L’attaque a été revendiquée mercredi par le groupe Etat islamique en Afrique de l’Ouest (ISWAP en anglais), une faction de Boko Haram, d’après SITE, un centre américain spécialisé dans la surveillance en ligne de la mouvance jihadiste.
Le groupe fait état d’un commando de « quatre » kamikazes, qui aurait « tué et blessé des dizaines » de soldats nigériens, selon son communiqué de revendication.
D’après un haut responsable local, s’exprimant sous couvert d’anonymat, « des éléments armés de Boko Haram ont réussi à infiltrer la ville » vers 21H30 (20H30 GMT) mardi soir.
Des « tirs » et de « fortes détonations » ont alors été entendus à la gendarmerie, selon des habitants.
« Au niveau du groupement de la gendarmerie nationale de Diffa (on entend) des tirs et de très fortes explosions à l’instant même », avait rapporté dès le début de l’attaque un habitant sur sa page Facebook.
Un élu local, requérant l’anonymat, a rapporté que les assaillants ont ciblé « plusieurs endroits », sans plus de précision.
– Écoles et marchés fermés –
« Ils ont attaqué principalement le groupement de la gendarmerie », où « la fusillade s’est poursuivie jusqu »à 04H00 » du matin, a indiqué Yahaya Godi.
« Traqués par les forces de sécurité, les assaillants se sont retranchés au domicile d’un gendarme et ont pris en otage plusieurs personnes », selon le haut responsable local, d’après lequel l’opération était toujours en cours à 11HOO.
Puis « deux kamikazes se sont fait exploser au domicile d’un gendarme où ils s’étaient retranchés avec des otages », a expliqué Yahaya Godi, qui n’a pas précisé si des otages ont péri dans l’explosion ou s’ils ont pu être exfiltrés.

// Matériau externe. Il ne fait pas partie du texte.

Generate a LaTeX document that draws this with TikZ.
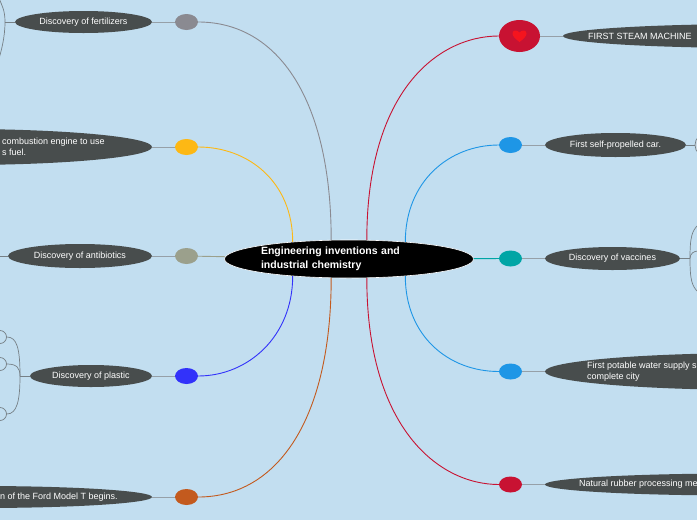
\documentclass[tikz,border=0pt]{standalone}
\usepackage{fontspec}
\setmainfont{Liberation Sans}
\usetikzlibrary{shapes.geometric}

\definecolor{bgblue}{RGB}{194,222,240}
\definecolor{ovalgray}{RGB}{72,77,77}
\definecolor{linegray}{RGB}{150,160,168}
\definecolor{twiggray}{RGB}{118,128,134}
\definecolor{fertgray}{RGB}{138,138,145}
\definecolor{fuelyellow}{RGB}{253,184,20}
\definecolor{antigray}{RGB}{155,160,140}
\definecolor{plasticblue}{RGB}{50,50,250}
\definecolor{fordorange}{RGB}{195,90,30}
\definecolor{steamred}{RGB}{200,18,50}
\definecolor{heartred}{RGB}{245,20,30}
\definecolor{carblue}{RGB}{30,150,230}
\definecolor{vacteal}{RGB}{0,165,165}
\definecolor{leaffill}{RGB}{205,220,230}

\begin{document}
\begin{tikzpicture}[
        x=1pt, y=-1pt,
        rootnode/.style={ellipse, draw=white, line width=0.6pt, fill=black, inner sep=0pt,
            text width=176pt, align=left, text=white,
            font=\fontsize{10.5}{14}\selectfont\bfseries,
            minimum width=246pt, minimum height=38pt},
        oval/.style={ellipse, fill=ovalgray, inner sep=0pt, text=white,
            font=\fontsize{9}{11}\selectfont, minimum height=22pt},
        ovaltext/.style={text=white, font=\fontsize{9}{11}\selectfont, inner sep=0pt,
            align=left, anchor=west},
        hub/.style={ellipse, inner sep=0pt, minimum width=23pt, minimum height=16pt, fill=#1},
        stem/.style={draw=#1, line width=0.9pt},
        link/.style={draw=linegray, line width=0.8pt},
        twig/.style={draw=twiggray, line width=0.7pt},
        leafring/.style={circle, draw=twiggray, line width=0.7pt, inner sep=0pt, minimum size=13pt}
    ]
        \useasboundingbox (0,0) rectangle (697,520);
        \fill[bgblue] (0,0) rectangle (697,520);
        \clip (0,0) rectangle (697,520);

        % Central topic
        \node[rootnode] (root) at (349,259) {Engineering inventions and\\industrial chemistry};

        % --- LEFT SIDE ---
        \node[hub=fertgray] (fertdot) at (186.5,22) {};
        \node[oval, minimum width=137pt] (fert) at (83.5,22) {Discovery of fertilizers};

        \node[hub=fuelyellow] (fueldot) at (186.5,147) {};
        \node[oval, minimum width=384pt, minimum height=36pt] (fuel) at (-40,147) {};
        \node[ovaltext] (fueltxt) at (2,147) {combustion engine to use\\s fuel.};

        \node[hub=antigray] (antidot) at (186.5,256) {};
        \node[oval, minimum width=144pt, minimum height=24pt] (anti) at (80,256) {Discovery of antibiotics};

        \node[hub=plasticblue] (plasticdot) at (186.5,376) {};
        \node[oval, minimum width=122pt] (plastic) at (91,376) {Discovery of plastic};

        \node[hub=fordorange] (forddot) at (186.5,497) {};
        \node[oval, minimum width=344pt] (ford) at (-20,497) {};
        \node[ovaltext] (fordtxt) at (0,497) {n of the Ford Model T begins.};

        % --- RIGHT SIDE ---
        \node[hub=steamred, minimum width=41pt, minimum height=32pt] (steamdot) at (519.5,36) {};
        \node[oval, minimum width=394pt, minimum height=24pt] (steam) at (760,36) {};
        \node[ovaltext] (steamtxt) at (588,36) {FIRST STEAM MACHINE};

        \node[hub=carblue] (cardot) at (510.5,145) {};
        \node[oval, minimum width=141pt, minimum height=24pt] (car) at (615.5,145) {First self-propelled car.};

        \node[hub=vacteal] (vacdot) at (510.5,258.5) {};
        \node[oval, minimum width=135pt, minimum height=23pt] (vac) at (612.5,258.5) {Discovery of vaccines};

        \node[hub=carblue] (waterdot) at (510.5,371.5) {};
        \node[oval, minimum width=430pt, minimum height=37pt] (water) at (760,371.5) {};
        \node[ovaltext] (watertxt) at (587,371.5) {First potable water supply s\\complete city};

        \node[hub=steamred] (rubberdot) at (510.5,484.5) {};
        \node[oval, minimum width=390pt] (rubber) at (740,484.5) {};
        \node[ovaltext] (rubbertxt) at (579,484.5) {Natural rubber processing me};

        % Heart in the steam hub
        \fill[heartred] (519.5,42) .. controls (515,38.5) and (512.5,36) .. (512.5,33.5)
            .. controls (512.5,30) and (517,29.5) .. (519.5,32.5)
            .. controls (522,29.5) and (526.5,30) .. (526.5,33.5)
            .. controls (526.5,36) and (524,38.5) .. (519.5,42) -- cycle;

        % --- BRANCHES FROM THE ROOT ---
        \draw[stem=fertgray] (root.133) .. controls +(0,-140) and +(80,0) .. (fertdot.east);
        \draw[stem=fuelyellow] (root.163) .. controls +(0,-60) and +(50,0) .. (fueldot.east);
        \draw[stem=antigray] (antidot) -- (root);
        \draw[stem=plasticblue] (root.197) .. controls +(0,60) and +(50,0) .. (plasticdot.east);
        \draw[stem=fordorange] (root.227) .. controls +(0,140) and +(80,0) .. (forddot.east);

        \draw[stem=steamred] (root.47) .. controls +(0,-150) and +(-60,0) .. (steamdot.west);
        \draw[stem=carblue] (root.17) .. controls +(0,-60) and +(-50,0) .. (cardot.west);
        \draw[stem=vacteal] (vacdot) -- (root);
        \draw[stem=carblue] (root.-17) .. controls +(0,60) and +(-50,0) .. (waterdot.west);
        \draw[stem=steamred] (root.-47) .. controls +(0,150) and +(-60,0) .. (rubberdot.west);

        % Hubs to topics
        \foreach \a/\b in {fertdot/fert, fueldot/fuel, antidot/anti, plasticdot/plastic, forddot/ford,
                steamdot/steam, cardot/car, vacdot/vac, waterdot/water, rubberdot/rubber} {
            \draw[link] (\a) -- (\b);
        }

        % --- SUBTOPICS (cut off at the edges) ---
        \coordinate (fertjoin) at (5,22);
        \coordinate (fertup) at (-1,-2);
        \coordinate (fertdown) at (-2,62);
        \draw[twig] (fert) -- (fertjoin);
        \draw[twig] (fertjoin) .. controls +(0,-12) and +(3,8) .. (fertup);
        \draw[twig] (fertjoin) .. controls +(0,16) and +(3,-10) .. (fertdown);

        \coordinate (antiend) at (-1,256);
        \draw[twig] (anti) -- (antiend);

        \coordinate (plasticjoin) at (20,376);
        \draw[twig] (plastic) -- (plasticjoin);
        \foreach \n/\y/\c in {a/337/-28, b/364/-8, c/414/25} {
            \node[leafring] (leaf\n) at (0,\y) {};
            \draw[twig] (plasticjoin) .. controls +(0,\c) and +(10,0) .. (leaf\n.east);
        }

        \node[leafring, fill=leaffill, minimum size=24pt] (carleaf) at (707,145) {};
        \draw[twig] (car) -- (carleaf);

        \coordinate (vacjoin) at (690,258.5);
        \coordinate (vacup) at (698,225);
        \coordinate (vacmid) at (698,251);
        \coordinate (vacdown) at (698,292);
        \draw[twig] (vac) -- (vacjoin);
        \draw[twig] (vacjoin) .. controls +(0,-22) and +(-6,6) .. (vacup);
        \draw[twig] (vacjoin) .. controls +(0,-5) and +(-4,0) .. (vacmid);
        \draw[twig] (vacjoin) .. controls +(0,22) and +(-6,-6) .. (vacdown);
    \end{tikzpicture}
\end{document}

Sans confirmer explicitement la fin de l’attaque, Yahaya Godi a affirmé que des « opérations de ratissage » se poursuivaient « pour tenter de retrouver d’éventuels assaillants ».

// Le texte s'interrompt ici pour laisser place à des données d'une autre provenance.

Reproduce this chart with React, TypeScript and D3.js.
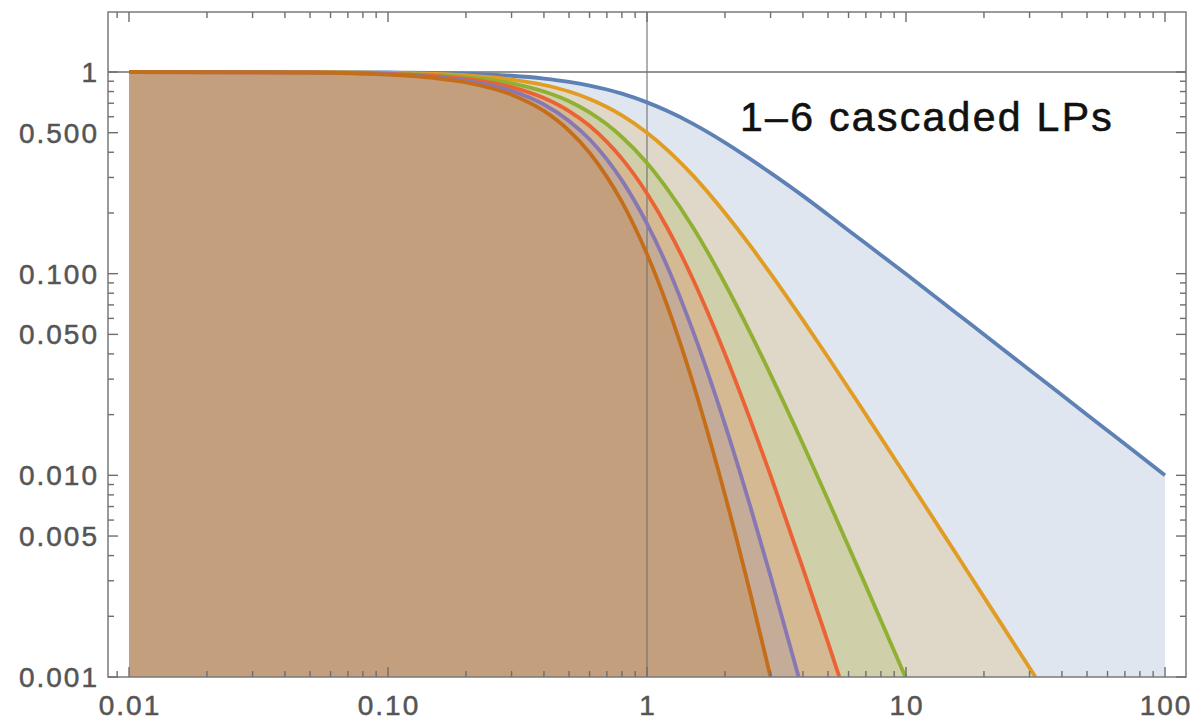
import { useEffect, useRef } from 'react'
import * as d3 from 'd3'

// frequency samples (x, normalised) shared by all series
const freqs = [0.01, 0.05, 0.1, 0.15, 0.2, 0.3, 0.4, 0.5, 0.6, 0.7, 0.8, 1, 1.2, 1.5, 2, 2.5, 3, 4, 5, 7, 10, 15, 20, 30, 50, 70, 100]

// gain of 1..6 cascaded low passes (each stops where it leaves the bottom)
const gain1 = [1, 0.999, 0.995, 0.989, 0.981, 0.958, 0.928, 0.894, 0.857, 0.819, 0.781, 0.707, 0.64, 0.555, 0.447, 0.371, 0.316, 0.243, 0.196, 0.141, 0.0995, 0.0665, 0.0499, 0.0333, 0.02, 0.0143, 0.01]
const gain2 = [1, 0.998, 0.99, 0.978, 0.962, 0.917, 0.862, 0.8, 0.735, 0.671, 0.61, 0.5, 0.41, 0.308, 0.2, 0.138, 0.1, 0.0588, 0.0385, 0.02, 0.0099, 0.00442, 0.00249, 0.00111]
const gain3 = [1, 0.996, 0.985, 0.967, 0.943, 0.879, 0.8, 0.716, 0.631, 0.55, 0.476, 0.354, 0.262, 0.171, 0.0894, 0.0512, 0.0316, 0.0143, 0.00754, 0.00283]
const gain4 = [1, 0.995, 0.98, 0.957, 0.925, 0.842, 0.743, 0.64, 0.541, 0.45, 0.372, 0.25, 0.168, 0.0947, 0.04, 0.019, 0.01, 0.00346, 0.00148]
const gain5 = [1, 0.994, 0.975, 0.946, 0.907, 0.806, 0.69, 0.572, 0.464, 0.369, 0.29, 0.177, 0.108, 0.0525, 0.0179, 0.00707, 0.00316]
const gain6 = [1, 0.993, 0.971, 0.935, 0.889, 0.772, 0.641, 0.512, 0.398, 0.302, 0.227, 0.125, 0.0688, 0.0291, 0.008, 0.00263]

// x where each curve hits the bottom of the plot (null = runs to the right edge)
const cutoffs = [null, 31.6, 9.95, 5.53, 3.85, 3.0]

const seriesColors = ['#5E81B5', '#E19C24', '#8FB032', '#EB6235', '#8778B3', '#C56E1A']

const xTickValues = [0.01, 0.1, 1, 10, 100]
const xTickLabels = ['0.01', '0.10', '1', '10', '100']
const yTickValues = [1, 0.5, 0.1, 0.05, 0.01, 0.005, 0.001]
const yTickLabels = ['1', '0.500', '0.100', '0.050', '0.010', '0.005', '0.001']

const title = '1\u20136 cascaded LPs'

const width = 1194
const height = 722

export default function App() {
  const svgRef = useRef<SVGSVGElement>(null)

  useEffect(() => {
    if (!svgRef.current) return
    const svg = d3.select(svgRef.current)
    svg.selectAll('*').remove()

    const frame = { left: 108, right: 1186, top: 12, bottom: 677 }

    const x = d3.scaleLog().domain([0.01, 100]).range([129, 1165])
    const y = d3.scaleLog().domain([0.001, 1]).range([677, 72])
    const yBottom = y(0.001)

    const gains = [gain1, gain2, gain3, gain4, gain5, gain6]
    const series = gains.map((g, i) => {
      const pts: [number, number][] = g.map((v, j) => [freqs[j], v])
      const c = cutoffs[i]
      if (c !== null) pts.push([c, 0.001])
      return pts
    })

    svg.append('defs').append('clipPath').attr('id', 'plot-clip')
      .append('rect')
      .attr('x', frame.left).attr('y', frame.top)
      .attr('width', frame.right - frame.left).attr('height', frame.bottom - frame.top)

    const plot = svg.append('g').attr('clip-path', 'url(#plot-clip)')

    const area = d3.area<[number, number]>()
      .x(d => x(d[0]))
      .y0(yBottom)
      .y1(d => y(d[1]))
      .curve(d3.curveMonotoneX)

    const line = d3.line<[number, number]>()
      .x(d => x(d[0]))
      .y(d => y(d[1]))
      .curve(d3.curveMonotoneX)

    // fills first
    series.forEach((pts, i) => {
      plot.append('path')
        .datum(pts)
        .attr('d', area)
        .attr('fill', seriesColors[i])
        .attr('fill-opacity', 0.2)
    })

    // axes through (1, 1)
    plot.append('line')
      .attr('x1', frame.left).attr('x2', frame.right)
      .attr('y1', y(1)).attr('y2', y(1))
      .attr('stroke', '#707070').attr('stroke-width', 1.4)
    plot.append('line')
      .attr('x1', x(1)).attr('x2', x(1))
      .attr('y1', frame.top).attr('y2', frame.bottom)
      .attr('stroke', '#707070').attr('stroke-width', 1.1)

    series.forEach((pts, i) => {
      plot.append('path')
        .datum(pts)
        .attr('d', line)
        .attr('fill', 'none')
        .attr('stroke', seriesColors[i])
        .attr('stroke-width', 3.8)
    })

    // frame
    svg.append('rect')
      .attr('x', frame.left).attr('y', frame.top)
      .attr('width', frame.right - frame.left).attr('height', frame.bottom - frame.top)
      .attr('fill', 'none')
      .attr('stroke', '#7a7a7a')
      .attr('stroke-width', 1.5)

    const ticks = svg.append('g').attr('stroke', '#6e6e6e').attr('stroke-width', 1.4)

    // x ticks, top and bottom
    const xMinor: number[] = [0.009]
    for (const d of [0.01, 0.1, 1, 10]) for (let k = 2; k <= 9; k++) xMinor.push(+(k * d).toPrecision(3))
    const xAll = [...xTickValues.map(v => ({ v, len: 10 })), ...xMinor.map(v => ({ v, len: 6 }))]
    xAll.forEach(t => {
      const px = x(t.v)
      ticks.append('line').attr('x1', px).attr('x2', px).attr('y1', frame.bottom).attr('y2', frame.bottom - t.len)
      ticks.append('line').attr('x1', px).attr('x2', px).attr('y1', frame.top).attr('y2', frame.top + t.len)
    })

    // y ticks, left and right
    const yMinor: number[] = []
    for (const d of [0.001, 0.01, 0.1]) for (let k = 2; k <= 9; k++) if (k !== 5) yMinor.push(+(k * d).toPrecision(3))
    const yAll = [...yTickValues.map(v => ({ v, len: 10 })), ...yMinor.map(v => ({ v, len: 6 }))]
    yAll.forEach(t => {
      const py = y(t.v)
      ticks.append('line').attr('x1', frame.left).attr('x2', frame.left + t.len).attr('y1', py).attr('y2', py)
      ticks.append('line').attr('x1', frame.right).attr('x2', frame.right - t.len).attr('y1', py).attr('y2', py)
    })

    const labelFont = '"Liberation Sans", Arial, sans-serif'

    svg.append('g').selectAll('text')
      .data(xTickValues)
      .enter()
      .append('text')
      .attr('x', d => x(d) + 1)
      .attr('y', 715)
      .attr('text-anchor', 'middle')
      .attr('fill', '#555')
      .attr('stroke', '#555')
      .attr('stroke-width', 0.5)
      .style('font-family', labelFont)
      .style('font-size', '28px')
      .style('letter-spacing', '2px')
      .text((d, i) => xTickLabels[i])

    svg.append('g').selectAll('text')
      .data(yTickValues)
      .enter()
      .append('text')
      .attr('x', 99)
      .attr('y', d => y(d) + 10)
      .attr('text-anchor', 'end')
      .attr('fill', '#555')
      .attr('stroke', '#555')
      .attr('stroke-width', 0.5)
      .style('font-family', labelFont)
      .style('font-size', '28px')
      .style('letter-spacing', '2px')
      .text((d, i) => yTickLabels[i])

    svg.append('text')
      .attr('x', 740)
      .attr('y', 131)
      .attr('fill', '#111')
      .attr('stroke', '#111')
      .attr('stroke-width', 0.6)
      .style('font-family', labelFont)
      .style('font-size', '41px')
      .style('letter-spacing', '2.3px')
      .text(title)
  }, [])

  return (
    <svg
      ref={svgRef}
      width={width}
      height={height}
      style={{ position: 'absolute', left: 0, top: 0, background: '#fff' }}
    />
  )
}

« Par précaution et pour ne pas exposer la vie des populations, les écoles et les marchés, qui sont des lieux de prédilection des kamikazes, resteront fermés deux ou trois jours », a-t-il aussi déclaré.
Le sud-est du Niger subit depuis quatre ans des attaques de Boko Haram. Depuis la fin de l’année dernière, la région a connu un regain de violence.
Durant le seul mois de mars 2019, 88 civils ont été tués au Niger par Boko Haram dont les attaques ont contraint plus de 18.000 personnes à fuir leurs villages, selon les Nations unies qui s’alarment de la « détérioration rapide de la situation sécuritaire » dans la zone de Diffa.
Parallèlement à l’attaque contre Diffa, le chef du village de Tam (à 70 km à l’ouest de Diffa) a été « égorgé dans la nuit de mardi à mercredi » par des « éléments du groupe terroriste Boko Haram », selon une ONG locale. Elle ajoute que deux habitants de Tam ont été enlevés par les assaillants.
Ces attaques interviennent au moment où une mission de parlementaires sillonne la région de Diffa pour « sensibiliser » les populations et les « inviter à collaborer avec l’armée » dans le cadre de la lutte contre Boko Haram, selon la radio d’Etat.
Mardi, le chef de l’État nigérien Mahamadou Issoufou a présidé une réunion du Conseil de sécurité regroupant tous les responsables civils et militaires chargés des questions sécuritaires du pays.
L’armée nigérienne multiplie les opérations aériennes et terrestres, mais ne parvient pas à contenir les assauts des jihadistes retranchés dans des zones marécageuses du lac Tchad et dans des localités nigérianes sous leur contrôle.
L’insurrection de Boko Haram (dont le nom signifie « l’école occidentale est un péché »), qui a débuté en 2009 dans le nord-est du Nigeria, a fait plus de 27.000 morts et 1,8 million de déplacés dans ce pays, et a gagné le Niger, le Tchad et le Cameroun voisins.